* [DATASET ROWS]:
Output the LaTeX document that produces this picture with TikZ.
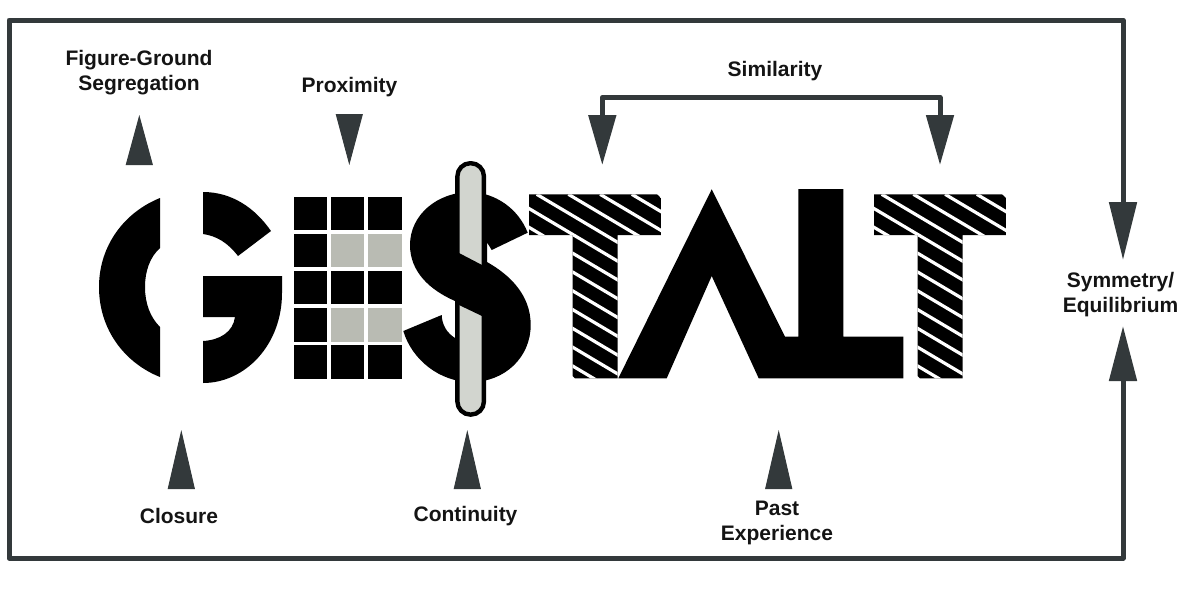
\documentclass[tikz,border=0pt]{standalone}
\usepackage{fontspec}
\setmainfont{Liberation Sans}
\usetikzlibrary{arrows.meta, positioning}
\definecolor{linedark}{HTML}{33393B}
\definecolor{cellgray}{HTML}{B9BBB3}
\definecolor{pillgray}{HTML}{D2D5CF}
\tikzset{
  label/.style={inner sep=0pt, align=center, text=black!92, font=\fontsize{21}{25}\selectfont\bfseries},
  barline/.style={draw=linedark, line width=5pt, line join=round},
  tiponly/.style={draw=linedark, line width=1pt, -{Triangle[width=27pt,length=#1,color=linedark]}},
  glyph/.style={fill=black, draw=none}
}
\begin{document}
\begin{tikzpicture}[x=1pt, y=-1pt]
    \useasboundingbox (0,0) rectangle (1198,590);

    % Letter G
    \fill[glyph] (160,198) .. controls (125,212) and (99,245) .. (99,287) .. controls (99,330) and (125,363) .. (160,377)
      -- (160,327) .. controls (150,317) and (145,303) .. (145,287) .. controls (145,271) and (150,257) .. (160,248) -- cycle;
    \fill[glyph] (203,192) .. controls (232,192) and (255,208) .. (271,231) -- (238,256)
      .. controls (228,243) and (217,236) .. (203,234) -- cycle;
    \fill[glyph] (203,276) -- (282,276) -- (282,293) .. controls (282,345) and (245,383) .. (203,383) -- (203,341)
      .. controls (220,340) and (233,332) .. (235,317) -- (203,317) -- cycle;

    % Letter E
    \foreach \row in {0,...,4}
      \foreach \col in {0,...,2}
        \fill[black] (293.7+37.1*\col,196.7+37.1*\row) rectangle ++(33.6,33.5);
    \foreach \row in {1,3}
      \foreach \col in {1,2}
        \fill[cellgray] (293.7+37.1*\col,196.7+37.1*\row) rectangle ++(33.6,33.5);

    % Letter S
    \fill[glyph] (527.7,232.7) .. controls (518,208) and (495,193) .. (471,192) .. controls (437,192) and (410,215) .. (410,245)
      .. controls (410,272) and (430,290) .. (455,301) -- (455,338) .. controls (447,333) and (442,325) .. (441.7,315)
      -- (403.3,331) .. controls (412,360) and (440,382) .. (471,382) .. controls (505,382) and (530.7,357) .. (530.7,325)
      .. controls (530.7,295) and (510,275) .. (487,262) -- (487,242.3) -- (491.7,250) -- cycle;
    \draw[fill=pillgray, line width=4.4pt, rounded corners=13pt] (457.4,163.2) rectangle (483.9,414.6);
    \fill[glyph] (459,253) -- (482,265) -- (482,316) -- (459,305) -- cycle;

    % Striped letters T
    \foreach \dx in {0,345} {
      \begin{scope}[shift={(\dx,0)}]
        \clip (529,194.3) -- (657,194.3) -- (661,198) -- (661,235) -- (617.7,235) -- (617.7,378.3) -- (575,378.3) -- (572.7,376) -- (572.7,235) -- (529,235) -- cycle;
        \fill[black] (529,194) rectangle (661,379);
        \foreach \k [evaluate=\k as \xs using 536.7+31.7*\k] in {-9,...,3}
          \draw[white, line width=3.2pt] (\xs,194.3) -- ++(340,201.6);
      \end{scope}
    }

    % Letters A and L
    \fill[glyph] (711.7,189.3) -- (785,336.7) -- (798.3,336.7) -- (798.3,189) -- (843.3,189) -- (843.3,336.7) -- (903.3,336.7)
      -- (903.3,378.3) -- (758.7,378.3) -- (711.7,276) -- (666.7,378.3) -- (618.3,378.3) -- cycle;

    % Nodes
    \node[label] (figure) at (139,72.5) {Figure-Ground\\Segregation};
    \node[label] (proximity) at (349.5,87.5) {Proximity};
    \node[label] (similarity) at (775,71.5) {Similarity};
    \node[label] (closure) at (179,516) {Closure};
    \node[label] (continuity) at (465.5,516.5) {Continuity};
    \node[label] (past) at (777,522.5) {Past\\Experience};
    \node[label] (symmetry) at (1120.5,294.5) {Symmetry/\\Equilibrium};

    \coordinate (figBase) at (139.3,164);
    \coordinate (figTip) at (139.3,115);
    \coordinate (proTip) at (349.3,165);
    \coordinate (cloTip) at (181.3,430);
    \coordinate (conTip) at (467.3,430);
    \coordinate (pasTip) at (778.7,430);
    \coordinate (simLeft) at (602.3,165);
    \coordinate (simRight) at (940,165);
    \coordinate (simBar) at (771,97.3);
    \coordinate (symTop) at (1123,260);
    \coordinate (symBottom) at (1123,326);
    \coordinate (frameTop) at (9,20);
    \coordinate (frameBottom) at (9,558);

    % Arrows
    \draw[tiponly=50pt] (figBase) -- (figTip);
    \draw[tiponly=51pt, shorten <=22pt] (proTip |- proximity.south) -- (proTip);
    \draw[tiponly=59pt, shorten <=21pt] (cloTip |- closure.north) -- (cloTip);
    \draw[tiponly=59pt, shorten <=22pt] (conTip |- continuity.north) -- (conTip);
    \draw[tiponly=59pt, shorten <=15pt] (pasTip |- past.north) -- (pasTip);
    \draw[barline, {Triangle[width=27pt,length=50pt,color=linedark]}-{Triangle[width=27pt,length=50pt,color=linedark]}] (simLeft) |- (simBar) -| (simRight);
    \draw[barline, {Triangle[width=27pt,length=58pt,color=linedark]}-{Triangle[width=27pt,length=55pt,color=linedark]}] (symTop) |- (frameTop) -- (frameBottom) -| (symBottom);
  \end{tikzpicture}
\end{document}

--

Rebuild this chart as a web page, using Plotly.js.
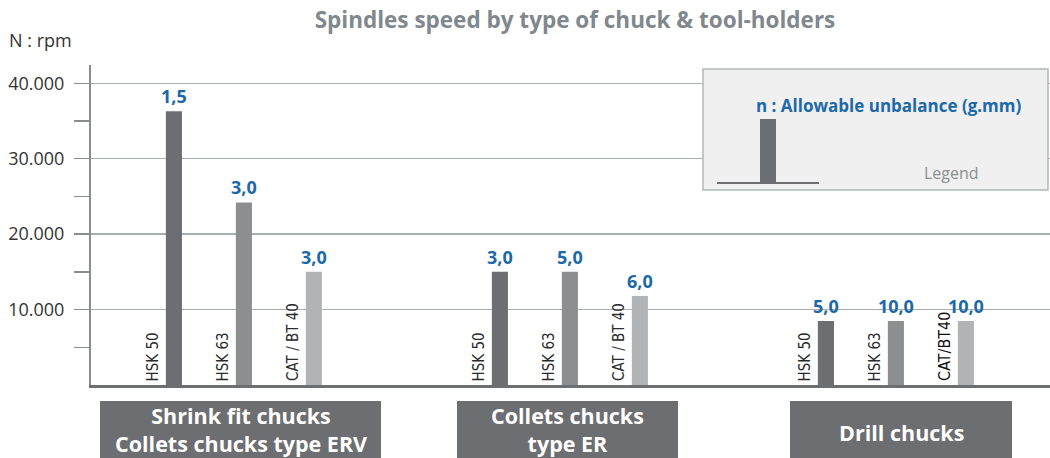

* [GIVEN EXERCISE]:
Word for word, retype the lines in the entries above that run from the one with "Output the LaTeX" through the one with "(0,0) rectangle (1198,590);". Both ends count; pictures do not.

* [COMPLETE ANSWER]:
Output the LaTeX document that produces this picture with TikZ.
\documentclass[tikz,border=0pt]{standalone}
\usepackage{fontspec}
\setmainfont{Liberation Sans}
\usetikzlibrary{arrows.meta, positioning}
\definecolor{linedark}{HTML}{33393B}
\definecolor{cellgray}{HTML}{B9BBB3}
\definecolor{pillgray}{HTML}{D2D5CF}
\tikzset{
  label/.style={inner sep=0pt, align=center, text=black!92, font=\fontsize{21}{25}\selectfont\bfseries},
  barline/.style={draw=linedark, line width=5pt, line join=round},
  tiponly/.style={draw=linedark, line width=1pt, -{Triangle[width=27pt,length=#1,color=linedark]}},
  glyph/.style={fill=black, draw=none}
}
\begin{document}
\begin{tikzpicture}[x=1pt, y=-1pt]
    \useasboundingbox (0,0) rectangle (1198,590);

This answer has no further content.